Presson, of St. Peters, worked in Afghanistan about the time that Phillip Vinnedge was killed and said, in public comments, that the park should be named for Vinnedge because it personalizes the issue.

“As a veteran, if I see a park called Veterans Tribute Park I will pay attention to it,” Presson said. “If I see it named after a soldier I will go there.  It adds more meaning to it, it’s something else, it’s personalized.”

Councilmember Mike Elam, who represents District 3 where the park is located, said later in the meeting that while the Vinnedge family and supporters have lobbied the county about naming the park after their son, others have said the park should not be named after one person.

As a compromise, the county formed the committee, researched the issue and offered a recommendation, he said.  “I’m good with Veterans Tribute Park,” Elam said. “Whenever you name a park, you’re never going to make everyone happy.”

“At age 18, Phillip raised his right hand and pledged his life to defend the United States of America,” David Vinnedge said at the meeting last July. “At age 19, with his last breath, Phillip kept that promise.  Phillip was not even old enough to legally enjoy a beer at a Cardinals game.”

“I need his name said, I need him remembered,” Julie Vinnedge said. “Every morning when I get up I ask Phil what can I do to honor you and your fallen brothers and that’s what I try to do every day.

The Vinnedges presented two petitions, one gathered online with 2,700 signatures, including signatures of about 600 residents, and a second paper petition with 1,700 signatures gathered locally, they said. The petitions ask that the county name the park “LC Phillip Vinnedge Park.”

“It is our desire that this park honor all of St. Charles County’s fallen heroes, we ask that memorial be placed in the park with all with all of their names,” David Vinnedge said. “To those that would say that this park should have a more generic name I ask how a generic name does more to invoke the memory of all of our heroes than [a name] that humanizes all of their sacrifices.
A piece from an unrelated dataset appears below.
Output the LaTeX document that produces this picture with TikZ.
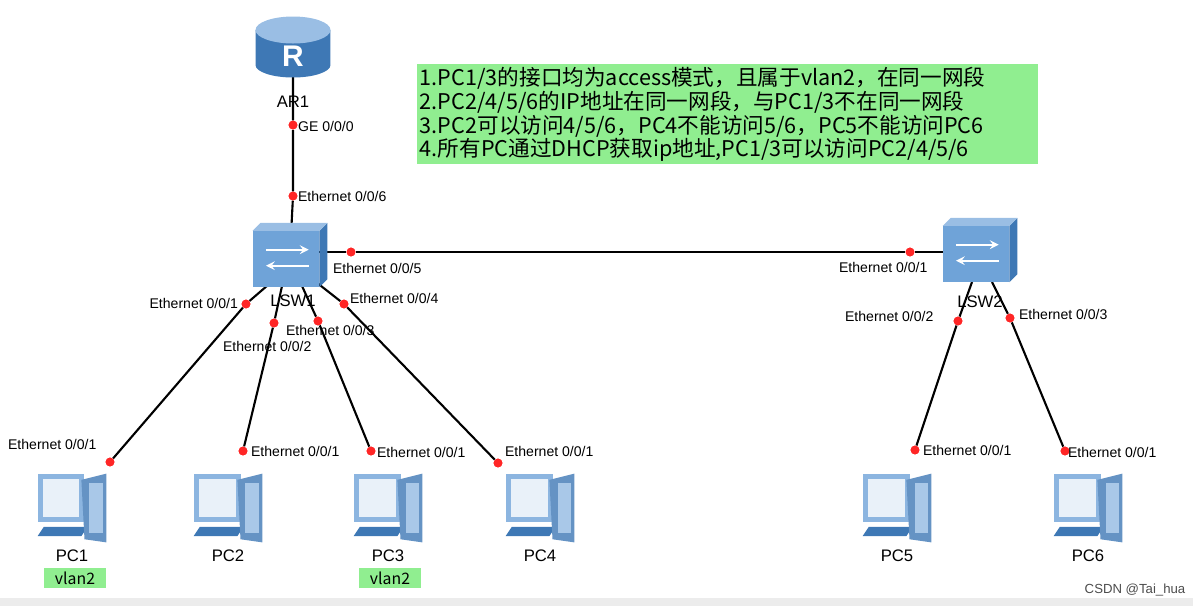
\documentclass[tikz,border=0pt]{standalone}
\usepackage{fontspec}
\setmainfont{Liberation Sans}
\newfontfamily\cjk{Noto Sans CJK SC}
\usetikzlibrary{positioning}

\definecolor{icoblue}{HTML}{6FA3D8}
\definecolor{icodark}{HTML}{3E78B5}
\definecolor{notegreen}{HTML}{90EE90}

\tikzset{
  port/.style={circle,fill=red!85,inner sep=0pt,minimum size=5pt},
  plbl/.style={font=\fontsize{8}{9}\selectfont,inner sep=1pt},
  dev/.style={font=\fontsize{9.5}{10}\selectfont,inner sep=0pt},
  link/.style={line width=1.2pt},
  tag/.style={fill=notegreen,font=\cjk\fontsize{9}{10}\selectfont,inner sep=2pt,minimum width=1.25cm},
  pics/pc/.style={code={
    \begin{scope}[x=1.25cm,y=1.25cm]
    \fill[icodark] (-0.55,-0.45) -- (0.15,-0.45) -- (0.25,-0.3) -- (-0.45,-0.3) -- cycle;
    \fill[icoblue!80] (-0.55,0.55) rectangle (0.2,-0.22);
    \fill[white!85!icoblue] (-0.47,0.47) rectangle (0.12,-0.14);
    \fill[icodark!80] (0.15,0.45) -- (0.55,0.55) -- (0.55,-0.55) -- (0.2,-0.5) -- cycle;
    \fill[icoblue!60] (0.28,0.4) rectangle (0.5,-0.4);
    \end{scope}
  }},
  pics/sw/.style={code={
    \begin{scope}[x=1.07cm,y=1.07cm]
    \fill[icodark] (0.55,0.45) -- (0.7,0.6) -- (0.7,-0.45) -- (0.55,-0.6) -- cycle;
    \fill[icoblue!70] (-0.7,0.45) -- (-0.55,0.6) -- (0.7,0.6) -- (0.55,0.45) -- cycle;
    \fill[icoblue] (-0.7,0.45) rectangle (0.55,-0.6);
    \draw[white,line width=1.2pt,-stealth] (-0.45,0.1) -- (0.35,0.1);
    \draw[white,line width=1.2pt,-stealth] (0.35,-0.2) -- (-0.45,-0.2);
    \end{scope}
  }},
  pics/rt/.style={code={
    \begin{scope}[x=1cm,y=1cm]
    \fill[icodark] (-0.75,0.3) -- (-0.75,-0.4) arc (180:360:0.75 and 0.25) -- (0.75,0.3) -- cycle;
    \fill[icoblue!70] (0,0.3) ellipse (0.75 and 0.27);
    \node[text=white,font=\fontsize{17}{17}\selectfont\bfseries] at (0,-0.22) {R};
    \end{scope}
  }}
}

\begin{document}
\begin{tikzpicture}[x=0.02cm,y=-0.02cm]
  \useasboundingbox (0,0) rectangle (1193,606);
  \fill[gray!15] (0,598) rectangle (1193,606);

  % Links (under the devices)
  \coordinate (ar1c) at (293,60);
  \coordinate (lsw1c) at (290,255);
  \coordinate (lsw2c) at (980,250);
  \node[port] (ge0)  at (293,125) {};
  \node[port] (s1e6) at (293,196) {};
  \node[port] (s1e5) at (351,252) {};
  \node[port] (s2e1) at (910,252) {};
  \node[port] (s1e1) at (246,304) {};
  \node[port] (s1e2) at (274,323) {};
  \node[port] (s1e3) at (318,321) {};
  \node[port] (s1e4) at (344,304) {};
  \node[port] (s2e2) at (958,321) {};
  \node[port] (s2e3) at (1010,318) {};
  \node[port] (p1) at (110,462) {};
  \node[port] (p2) at (243,451) {};
  \node[port] (p3) at (371,451) {};
  \node[port] (p4) at (498,463) {};
  \node[port] (p5) at (915,450) {};
  \node[port] (p6) at (1065,451) {};
  \draw[link] (ar1c) -- (ge0) -- (s1e6) -- (lsw1c);
  \draw[link] (lsw1c |- s1e5) -- (s1e5) -- (s2e1) -- (lsw2c |- s2e1);
  \draw[link] (p1) -- (s1e1) -- (268,285);
  \draw[link] (p2) -- (s1e2) -- (282,286);
  \draw[link] (p3) -- (s1e3) -- (302,286);
  \draw[link] (p4) -- (s1e4) -- (316,282);
  \draw[link] (p5) -- (s2e2) -- (972,282);
  \draw[link] (p6) -- (s2e3) -- (992,282);
  \foreach \p in {ge0,s1e6,s1e5,s2e1,s1e1,s1e2,s1e3,s1e4,s2e2,s2e3,p1,p2,p3,p4,p5,p6}
    \node[port] at (\p) {};

  % Devices
  \pic at (293,45) {rt};
  \node[dev] (ar1) at (293,102) {AR1};
  \pic at (lsw1c) {sw};
  \node[dev] (lsw1) at (293,301) {LSW1};
  \pic at (lsw2c) {sw};
  \node[dev] (lsw2) at (980,302) {LSW2};
  \foreach \n/\x in {1/72,2/228,3/388,4/540,5/897,6/1088} {
    \pic at (\x,508) {pc};
    \node[dev] (pc\n) at (\x,556) {PC\n};
  }
  \node[tag] (vlanA) at (75,578) {vlan2};
  \node[tag] (vlanB) at (390,578) {vlan2};

  % Port labels
  \node[plbl,anchor=west] at (296,126) {GE 0/0/0};
  \node[plbl,anchor=west] at (296,196) {Ethernet 0/0/6};
  \node[plbl,anchor=west] at (331,268) {Ethernet 0/0/5};
  \node[plbl,anchor=west] at (837,267) {Ethernet 0/0/1};
  \node[plbl,anchor=east] at (240,303) {Ethernet 0/0/1};
  \node[plbl,anchor=west] at (221,346) {Ethernet 0/0/2};
  \node[plbl,anchor=west] at (284,330) {Ethernet 0/0/3};
  \node[plbl,anchor=west] at (348,298) {Ethernet 0/0/4};
  \node[plbl,anchor=west] at (843,316) {Ethernet 0/0/2};
  \node[plbl,anchor=west] at (1017,314) {Ethernet 0/0/3};
  \node[plbl,anchor=west] at (6,444) {Ethernet 0/0/1};
  \node[plbl,anchor=west] at (249,451) {Ethernet 0/0/1};
  \node[plbl,anchor=west] at (375,452) {Ethernet 0/0/1};
  \node[plbl,anchor=west] at (503,451) {Ethernet 0/0/1};
  \node[plbl,anchor=west] at (921,450) {Ethernet 0/0/1};
  \node[plbl,anchor=west] at (1066,452) {Ethernet 0/0/1};

  % Note
  \node[fill=notegreen,anchor=north west,align=left,inner sep=1.5pt,
        text width=12.3cm,font=\cjk\fontsize{12.3}{12.2}\selectfont] (note) at (417,64) {%
    1.PC1/3的接口均为access模式，且属于vlan2，在同一网段\\
    2.PC2/4/5/6的IP地址在同一网段，与PC1/3不在同一网段\\
    3.PC2可以访问4/5/6，PC4不能访问5/6，PC5不能访问PC6\\
    4.所有PC通过DHCP获取ip地址,PC1/3可以访问PC2/4/5/6};
  \node[font=\fontsize{7.5}{8}\selectfont,text=gray!60!black] (mark) at (1135,590) {CSDN @Tai\_hua};
\end{tikzpicture}
\end{document}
“Quite frankly if our family had not stepped forward and intervened this par would be honoring a creek instead of our county’s heroic veterans.”

“Baltic Creek” was the proposed name for the park submitted to the council at its June 12 meeting and tabled before the substitute bill forming the committee was approved.

Ehlmann, who named members to the park name selection committee, agreed with councilmembers who suggested that the committee should look at honoring veterans from various wars.  He noted that the county has only a small statue outside the historic County Courthouse on 3rd Street in St. Charles that lists county veterans killed in World War I.  The 100th anniversary of World War I is in 2018 and the county has discussed refurbishing the statue. He added that there is little in terms of memorials in the county for recent conflicts in the Middle East.

The new park, comprised of about 90 acres of what was known as the Sammelmann Farm and Homestead, is expected to be completed in 2018.